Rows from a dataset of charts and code

_ _ _ _

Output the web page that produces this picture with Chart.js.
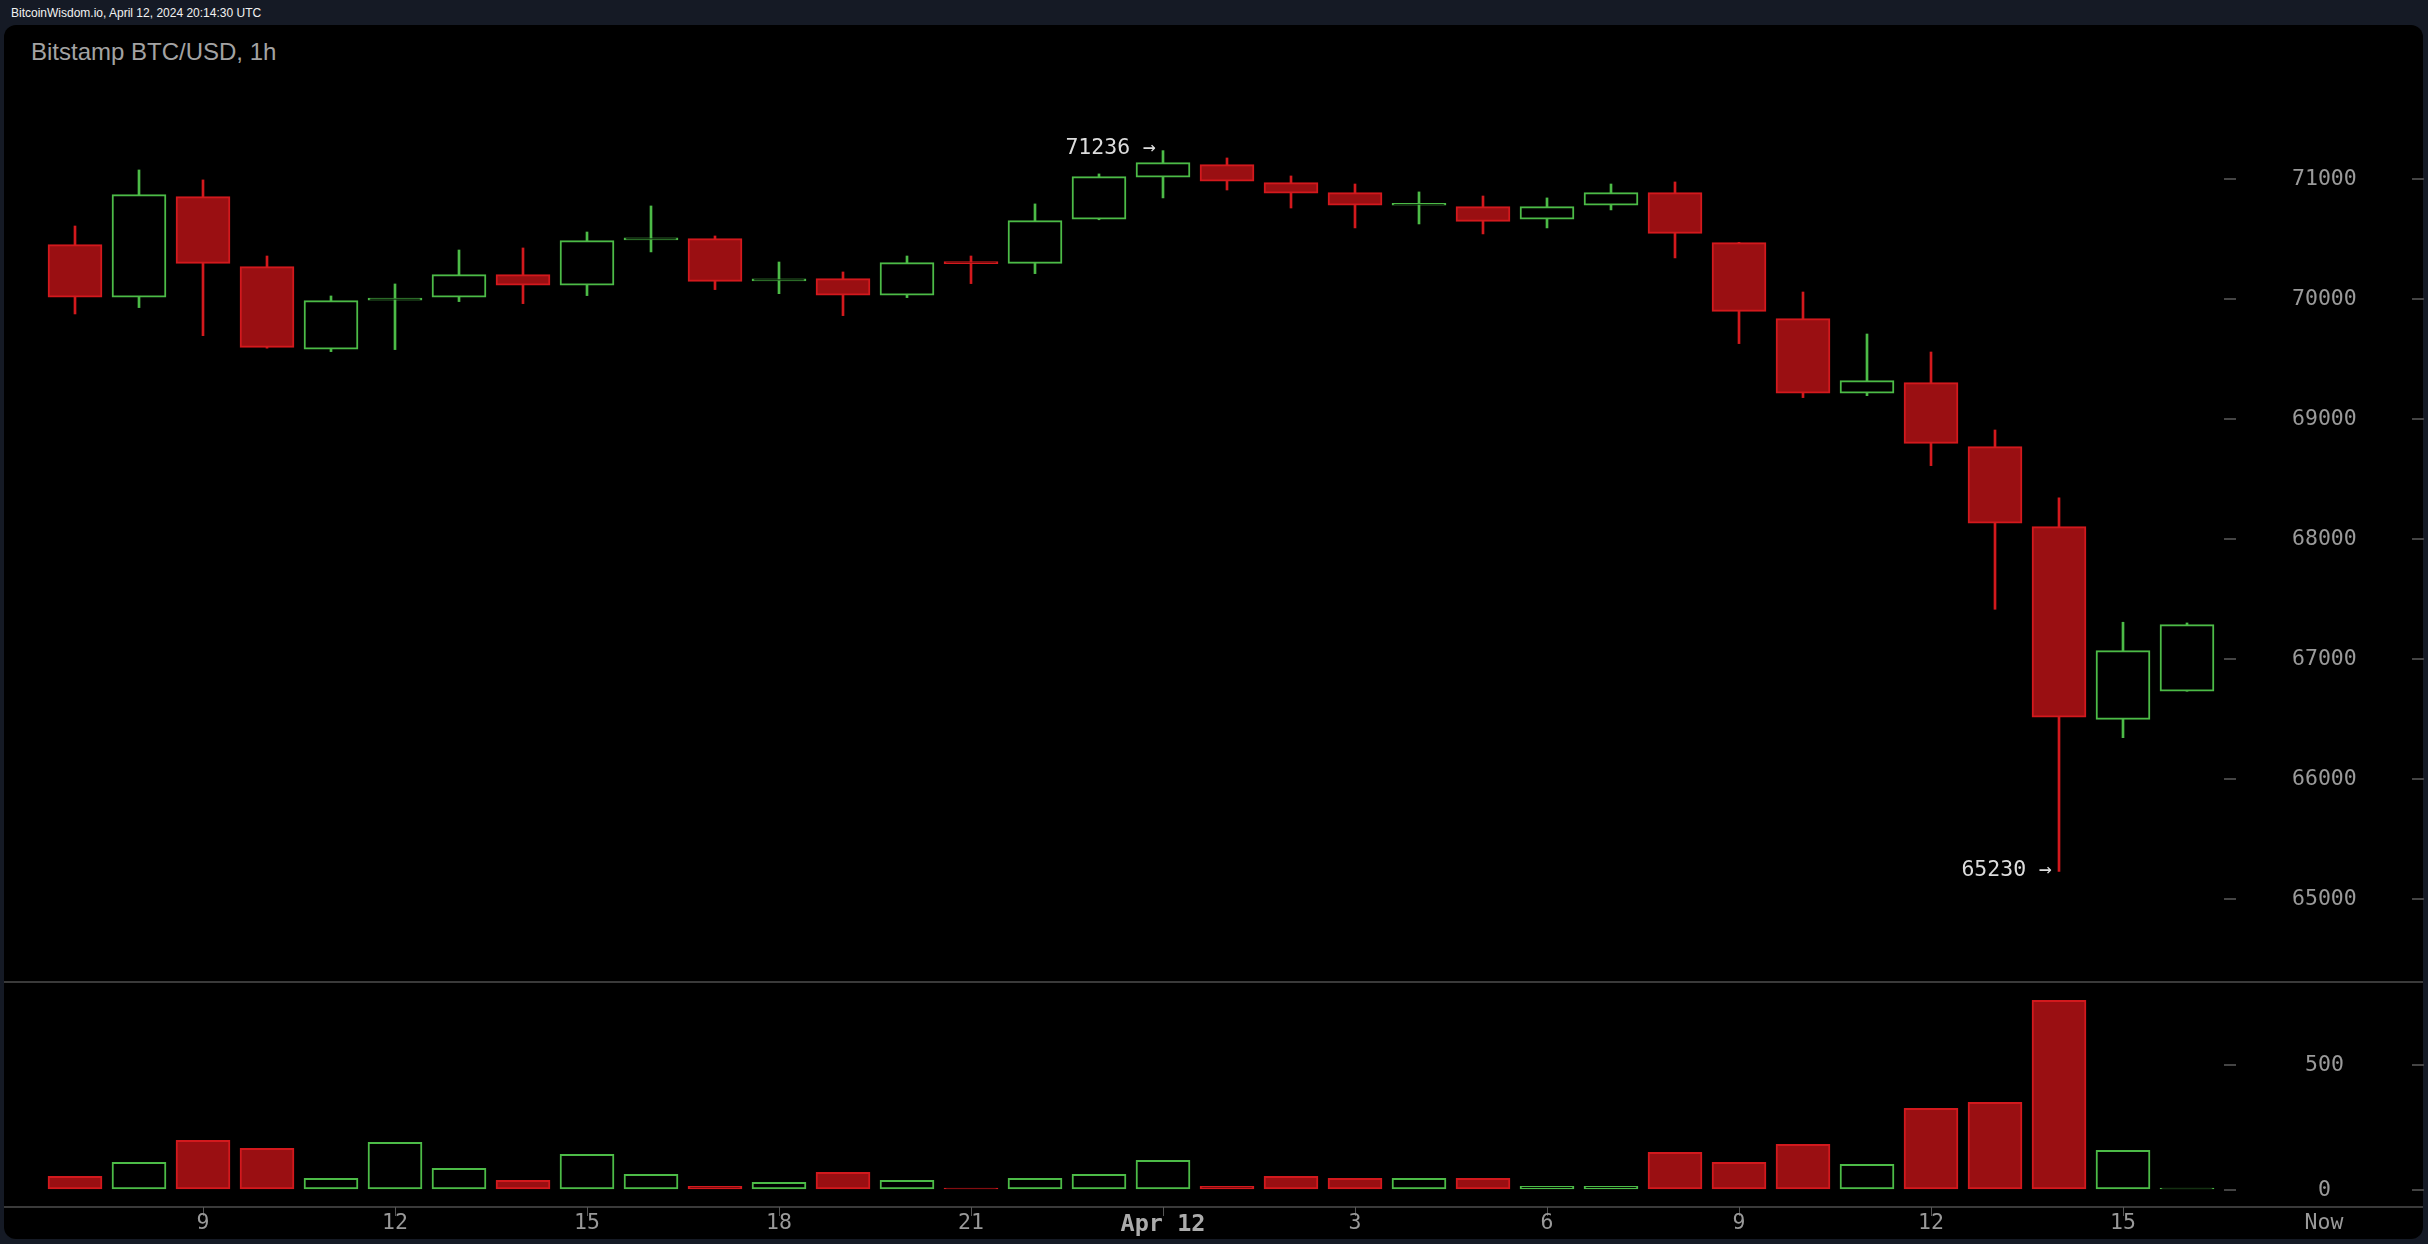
<!DOCTYPE html>
<html>
<head>
<meta charset="utf-8">
<script src="https://cdn.jsdelivr.net/npm/chart.js@4.4.1/dist/chart.umd.min.js"></script>
<style>
  html, body { margin: 0; padding: 0; width: 2428px; height: 1244px; overflow: hidden; background: #151a25; }
  #header { position: absolute; left: 11px; top: 7px; font: 12px/12px "Liberation Sans", Arial, sans-serif; color: #f2f2f2; white-space: nowrap; }
  #panel { position: absolute; left: 4px; top: 25px; width: 2419px; height: 1214px; background: #000; border-radius: 12px; }
  #title { position: absolute; left: 31px; top: 40px; font: 24px/24px "Liberation Sans", Arial, sans-serif; color: #a3a3a3; white-space: nowrap; }
  .hline { position: absolute; left: 4px; width: 2419px; height: 2px; background: #3a3a3a; }
  #sep { top: 981px; }
  #axisline { top: 1206px; }
  #priceCanvas { position: absolute; left: 0; top: 0; }
  #volCanvas { position: absolute; left: 0; top: 982px; }
</style>
</head>
<body>
<div id="header">BitcoinWisdom.io, April 12, 2024 20:14:30 UTC</div>
<div id="panel"></div>
<div class="hline" id="sep"></div>
<div class="hline" id="axisline"></div>
<div id="title">Bitstamp BTC/USD, 1h</div>
<canvas id="priceCanvas" width="2428" height="982"></canvas>
<canvas id="volCanvas" width="2428" height="262"></canvas>
<script>
// ---- data (hours since Apr 11 00:00) ----
const times  = [7, 8, 9, 10, 11, 12, 13, 14, 15, 16, 17, 18, 19, 20, 21, 22, 23, 24, 25, 26, 27, 28, 29, 30, 31, 32, 33, 34, 35, 36, 37, 38, 39, 40];
const opens  = [70453, 70014, 70853, 70269, 69581, 69990, 70014, 70203, 70114, 70492, 70503, 70150, 70169, 70031, 70305, 70297, 70664, 71014, 71119, 70969, 70886, 70781, 70769, 70664, 70781, 70886, 70469, 69836, 69214, 69303, 68769, 68103, 66497, 66731];
const highs  = [70608, 71075, 70992, 70358, 70025, 70125, 70408, 70425, 70558, 70775, 70525, 70308, 70225, 70358, 70358, 70792, 71042, 71236, 71175, 71025, 70958, 70892, 70858, 70842, 70958, 70975, 70472, 70058, 69708, 69558, 68908, 68342, 67306, 67300];
const lows   = [69875, 69928, 69694, 69590, 69561, 69578, 69978, 69961, 70028, 70392, 70078, 70044, 69861, 70011, 70128, 70211, 70660, 70842, 70908, 70758, 70592, 70625, 70542, 70592, 70742, 70342, 69628, 69178, 69194, 68611, 67414, 65230, 66344, 66731];
const closes = [70014, 70869, 70297, 69597, 69986, 70000, 70203, 70114, 70486, 70500, 70147, 70167, 70031, 70303, 70295, 70653, 71019, 71136, 70981, 70881, 70781, 70785, 70647, 70769, 70886, 70547, 69897, 69214, 69319, 68797, 68131, 66514, 67069, 67286];
const volumes = [55, 111, 199, 167, 47, 191, 87, 39, 143, 63, 15, 31, 71, 39, 7, 47, 63, 119, 15, 55, 47, 47, 47, 15, 15, 151, 111, 183, 103, 327, 351, 759, 159, 3];

const priceTicks  = [65000, 66000, 67000, 68000, 69000, 70000, 71000];
const volumeTicks = [0, 500];
const xTickValues = [9, 12, 15, 18, 21, 24, 27, 30, 33, 36, 39];
const xTickLabels = ['9', '12', '15', '18', '21', 'Apr 12', '3', '6', '9', '12', '15'];
const nowLabel = 'Now';

// ---- axis ranges ----
const xMin = 6.140625, xMax = 40.578125;
const pMin = 64308, pMax = 71908;
const vMin = -68, vMax = 832;

// ---- styles ----
const RED_FILL = '#9a0f12', RED_LINE = '#d3191d', GREEN = '#4cbb47';
const MONO = '"DejaVu Sans Mono", monospace';
const up = i => closes[i] >= opens[i];

const edgeTicks = {
  id: 'edgeTicks',
  afterDraw(chart) {
    const s = chart.scales.y, ctx = chart.ctx;
    ctx.save();
    ctx.strokeStyle = '#444'; ctx.lineWidth = 2;
    s.ticks.forEach(t => {
      const y = Math.round(s.getPixelForValue(t.value));
      ctx.beginPath(); ctx.moveTo(2412, y); ctx.lineTo(2424, y); ctx.stroke();
    });
    ctx.restore();
  }
};

const extremes = {
  id: 'extremes',
  afterDatasetsDraw(chart) {
    const xs = chart.scales.x, ys = chart.scales.y, ctx = chart.ctx;
    const hi = Math.max(...highs), lo = Math.min(...lows);
    const iHi = highs.indexOf(hi), iLo = lows.indexOf(lo);
    ctx.save();
    ctx.font = '21.5px ' + MONO;
    ctx.fillStyle = '#dcdcdc';
    ctx.textAlign = 'right';
    ctx.textBaseline = 'middle';
    ctx.fillText(hi + ' \u2192', xs.getPixelForValue(times[iHi]) - 7, ys.getPixelForValue(hi) - 2);
    ctx.fillText(lo + ' \u2192', xs.getPixelForValue(times[iLo]) - 7, ys.getPixelForValue(lo) - 1);
    ctx.restore();
  }
};

const nowText = {
  id: 'nowText',
  afterDraw(chart) {
    const xs = chart.scales.x, ctx = chart.ctx;
    ctx.save();
    ctx.font = '21.5px ' + MONO;
    ctx.fillStyle = '#999';
    ctx.textAlign = 'center';
    ctx.textBaseline = 'middle';
    ctx.fillText(nowLabel, 2324, xs.top + 9 - 5 + 21.5 * 1.2 / 2);
    ctx.restore();
  }
};

const commonX = {
  type: 'linear', min: xMin, max: xMax, offset: false, bounds: 'data',
  grid: { offset: false, drawOnChartArea: false }
};

new Chart(document.getElementById('priceCanvas'), {
  type: 'bar',
  data: {
    datasets: [
      {
        label: 'body',
        data: times.map((t, i) => ({ x: t, y: [opens[i], closes[i]] })),
        backgroundColor: c => up(c.dataIndex) ? '#000' : RED_FILL,
        borderColor: c => up(c.dataIndex) ? GREEN : RED_LINE,
        borderWidth: 2, borderSkipped: false, barThickness: 54, minBarLength: 2,
        grouped: false, order: 0
      },
      {
        label: 'wick',
        data: times.map((t, i) => ({ x: t, y: [lows[i], highs[i]] })),
        backgroundColor: c => up(c.dataIndex) ? GREEN : RED_LINE,
        borderWidth: 0, barThickness: 2, grouped: false, order: 1
      }
    ]
  },
  options: {
    responsive: false, animation: false, devicePixelRatio: 1, events: [],
    layout: { padding: { left: 20, right: 16, top: 70, bottom: 0 } },
    plugins: { legend: { display: false }, tooltip: { enabled: false } },
    scales: {
      x: Object.assign({}, commonX, { display: false }),
      y: {
        type: 'linear', position: 'right', min: pMin, max: pMax, bounds: 'data', beginAtZero: false,
        afterBuildTicks: s => { s.ticks = priceTicks.map(v => ({ value: v })); },
        afterFit: s => { s.width = 188; s.paddingTop = 0; s.paddingBottom = 0; },
        grid: { drawOnChartArea: false, drawTicks: true, tickLength: 12, color: '#444', lineWidth: 2 },
        border: { display: false },
        ticks: { color: '#9a9a9a', font: { family: MONO, size: 21.5 }, padding: 56, crossAlign: 'center', callback: v => String(v) }
      }
    }
  },
  plugins: [edgeTicks, extremes]
});

new Chart(document.getElementById('volCanvas'), {
  type: 'bar',
  data: {
    datasets: [{
      label: 'volume',
      data: times.map((t, i) => ({ x: t, y: volumes[i] })),
      backgroundColor: c => up(c.dataIndex) ? '#000' : RED_FILL,
      borderColor: c => up(c.dataIndex) ? GREEN : RED_LINE,
      borderWidth: 2, borderSkipped: false, barThickness: 54, minBarLength: 2, grouped: false
    }]
  },
  options: {
    responsive: false, animation: false, devicePixelRatio: 1, events: [],
    layout: { padding: { left: 20, right: 16, top: 0, bottom: 0 } },
    plugins: { legend: { display: false }, tooltip: { enabled: false } },
    scales: {
      x: Object.assign({}, commonX, {
        position: 'bottom',
        afterBuildTicks: s => { s.ticks = xTickValues.map(v => ({ value: v })); },
        afterFit: s => { s.height = 37; s.paddingLeft = 0; s.paddingRight = 0; },
        grid: { offset: false, drawOnChartArea: false, drawTicks: true, tickLength: 9, color: '#555', lineWidth: 1 },
        border: { display: false },
        ticks: {
          autoSkip: false, maxRotation: 0, minRotation: 0, padding: -5,
          callback: v => xTickLabels[xTickValues.indexOf(v)],
          font: c => (c.tick && xTickLabels[xTickValues.indexOf(c.tick.value)] === 'Apr 12')
            ? { family: MONO, size: 23.5, weight: 'bold', lineHeight: 1.2 }
            : { family: MONO, size: 21.5, lineHeight: 1.2 },
          color: c => (c.tick && xTickLabels[xTickValues.indexOf(c.tick.value)] === 'Apr 12') ? '#ababab' : '#999'
        }
      }),
      y: {
        type: 'linear', position: 'right', min: vMin, max: vMax, bounds: 'data', beginAtZero: false,
        afterBuildTicks: s => { s.ticks = volumeTicks.map(v => ({ value: v })); },
        afterFit: s => { s.width = 188; s.paddingTop = 0; s.paddingBottom = 0; },
        grid: { drawOnChartArea: false, drawTicks: true, tickLength: 12, color: '#444', lineWidth: 2 },
        border: { display: false },
        ticks: { color: '#9a9a9a', font: { family: MONO, size: 21.5 }, padding: 69, crossAlign: 'center', callback: v => String(v) }
      }
    }
  },
  plugins: [edgeTicks, nowText]
});
</script>
</body>
</html>
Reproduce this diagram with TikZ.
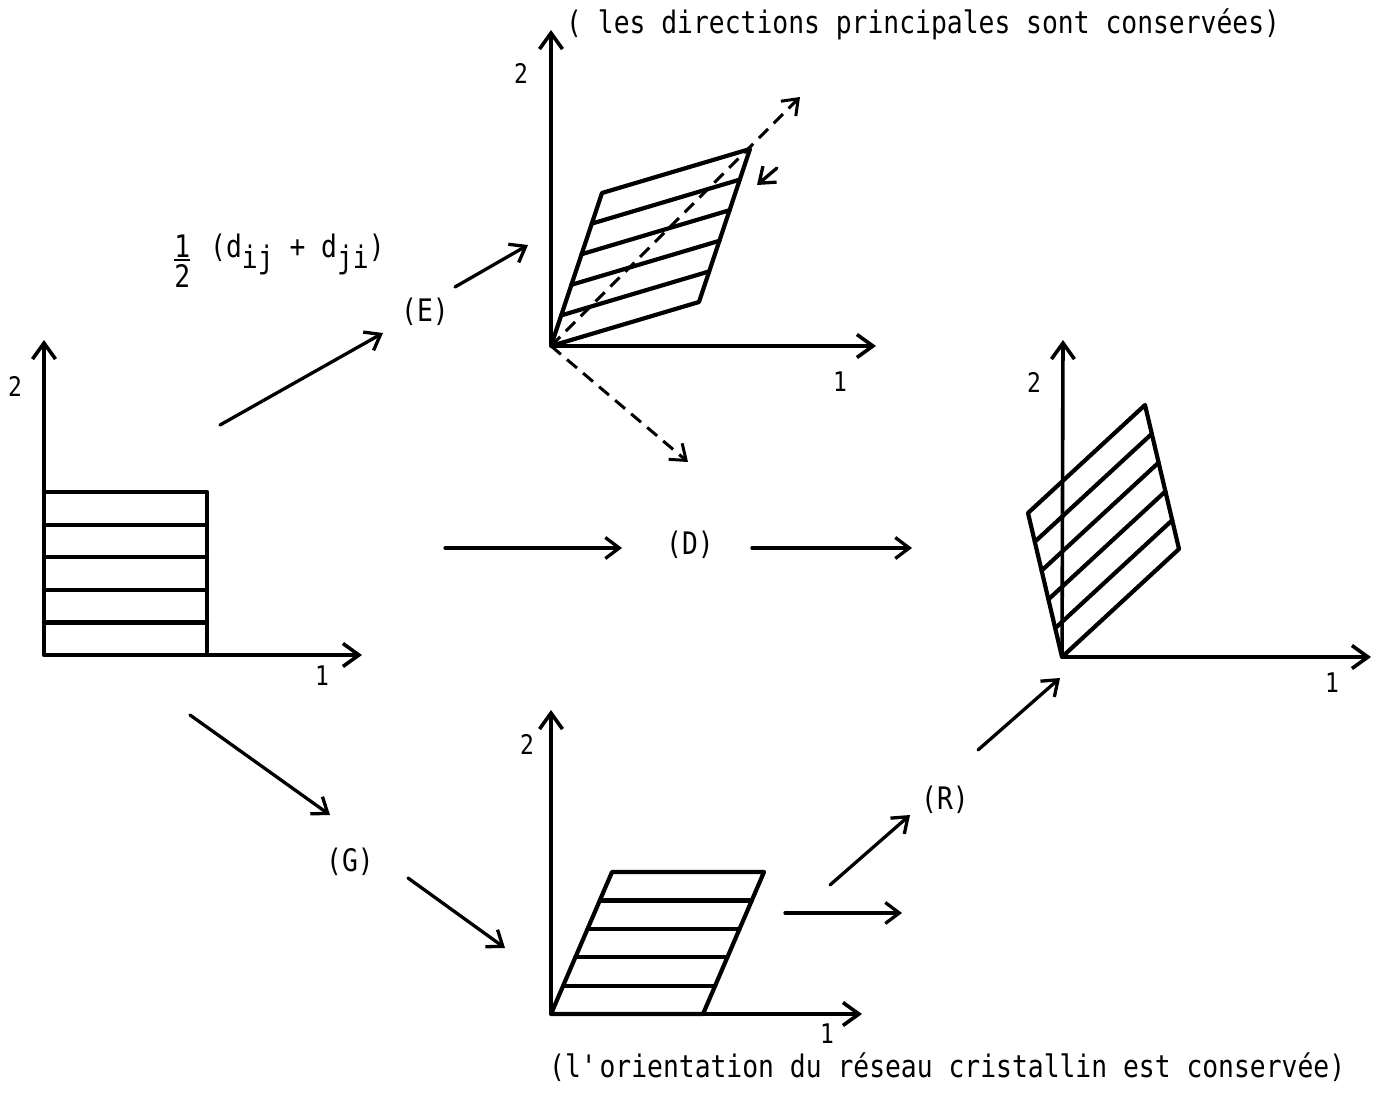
\documentclass[tikz,border=0pt]{standalone}
\usepackage{fontspec}
\setmainfont[FakeStretch=0.85]{DejaVu Sans Mono}
\usetikzlibrary{arrows.meta,calc}
\tikzset{
  ln/.style={line width=4.2pt, line cap=round, line join=round},
  arr/.style={line width=3.3pt, line cap=round, -{Straight Barb[length=14pt,width=21pt,line width=3.3pt]}},
  axis/.style={line width=3.6pt, -{Straight Barb[length=16pt,width=23pt,line width=3.6pt]}},
  dsh/.style={line width=3pt, dash pattern=on 13pt off 8pt, -{Straight Barb[length=14pt,width=21pt,line width=3pt]}},
  lbl/.style={font=\fontsize{31}{36}\selectfont, inner sep=0pt},
  num/.style={font=\fontsize{27}{30}\selectfont, inner sep=0pt},
}
\newcommand\hatchpar[3]{%
  \draw[ln] (#1) -- (#2) -- ++(#3) -- ($(#1)+(#3)$) -- cycle;
  \foreach \k in {1,...,4}{\draw[ln] ($(#1)!\k/5!(#2)$) -- ++(#3);}
}
\begin{document}
\begin{tikzpicture}[x=1pt,y=-1pt]
\useasboundingbox (0,0) rectangle (1386,1099);

% ---------- left panel (initial) ----------
\coordinate (O1) at (44,655);
\coordinate (T1) at (44,492);
\coordinate (Y1) at (44,340);
\coordinate (X1) at (362,655);
\hatchpar{O1}{T1}{163,0}
\draw[axis] (O1) -- (Y1);
\draw[axis] (O1) -- (X1);
\node[num] (l2a) at (15,386) {2};
\node[num] (l1a) at (322,676) {1};

% ---------- top panel (E) ----------
\coordinate (O2) at (551,346);
\coordinate (T2) at (602,193);
\coordinate (Y2) at (551,30);
\coordinate (X2) at (876,346);
\hatchpar{O2}{T2}{148,-44}
\draw[axis] (O2) -- (Y2);
\draw[axis] (O2) -- (X2);
\coordinate (P1) at (800,97);
\coordinate (P2) at (688,462);
\draw[dsh] (O2) -- (P1);
\draw[dsh] (O2) -- (P2);
\coordinate (c1) at (777,168);
\coordinate (c2) at (757,185);
\draw[arr] (c1) -- (c2);
\node[num] (l2b) at (521,73) {2};
\node[num] (l1b) at (840,382) {1};

% ---------- right panel (final) ----------
\coordinate (O3) at (1062,657);
\coordinate (T3) at (1028,513);
\coordinate (Y3) at (1063,340);
\coordinate (X3) at (1371,657);
\hatchpar{O3}{T3}{117,-108}
\draw[axis] (O3) -- (Y3);
\draw[axis] (O3) -- (X3);
\node[num] (l2c) at (1034,382) {2};
\node[num] (l1c) at (1332,683) {1};

% ---------- bottom panel (G) ----------
\coordinate (O4) at (551,1014);
\coordinate (T4) at (612,872);
\coordinate (Y4) at (551,710);
\coordinate (X4) at (862,1014);
\hatchpar{O4}{T4}{152,0}
\draw[axis] (O4) -- (Y4);
\draw[axis] (O4) -- (X4);
\node[num] (l2d) at (527,744) {2};
\node[num] (l1d) at (827,1034) {1};

% ---------- labels ----------
\node[lbl] (E) at (425,312) {(E)};
\node[lbl] (D) at (690,545) {(D)};
\node[lbl] (G) at (350,862) {(G)};
\node[lbl] (R) at (945,800) {(R)};
\node[lbl, anchor=base west] (toptxt) at (566,34) {( les directions principales sont conservées)};
\node[lbl, anchor=base west] (bottxt) at (549,1077) {(l\textquotesingle orientation du réseau cristallin est conservée)};
\node[lbl, anchor=base west] (formula) at (210,258)
  {\llap{\raisebox{-30pt}{\fontsize{31}{31}\selectfont\vbox{\hbox{1}\kern2pt\hrule height 1.8pt\kern4pt\hbox{2}}}\hspace{20pt}}(d\raisebox{-11pt}{ij} + d\raisebox{-11pt}{ji})};

% ---------- connectors ----------
\coordinate (a1) at (220,425); \coordinate (a2) at (383,333);
\coordinate (a3) at (455,287); \coordinate (a4) at (528,245);
\draw[arr] (a1) -- (a2);
\draw[arr] (a3) -- (a4);
\coordinate (b1) at (445,548); \coordinate (b2) at (622,548);
\coordinate (b3) at (752,548); \coordinate (b4) at (912,548);
\draw[arr] (b1) -- (b2);
\draw[arr] (b3) -- (b4);
\coordinate (g1) at (190,715); \coordinate (g2) at (330,815);
\coordinate (g3) at (408,878); \coordinate (g4) at (505,948);
\draw[arr] (g1) -- (g2);
\draw[arr] (g3) -- (g4);
\coordinate (h1) at (785,913); \coordinate (h2) at (902,913);
\draw[arr] (h1) -- (h2);
\coordinate (r1) at (830,885); \coordinate (r2) at (910,815);
\coordinate (r3) at (978,750); \coordinate (r4) at (1060,678);
\draw[arr] (r1) -- (r2);
\draw[arr] (r3) -- (r4);
\end{tikzpicture}
\end{document}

_ _ _ _

> Task requirements:
Find the word "this" in the entries, and copy every line it shows up in.

> Final answer:
Output the web page that produces this picture with Chart.js.
Reproduce this diagram with TikZ.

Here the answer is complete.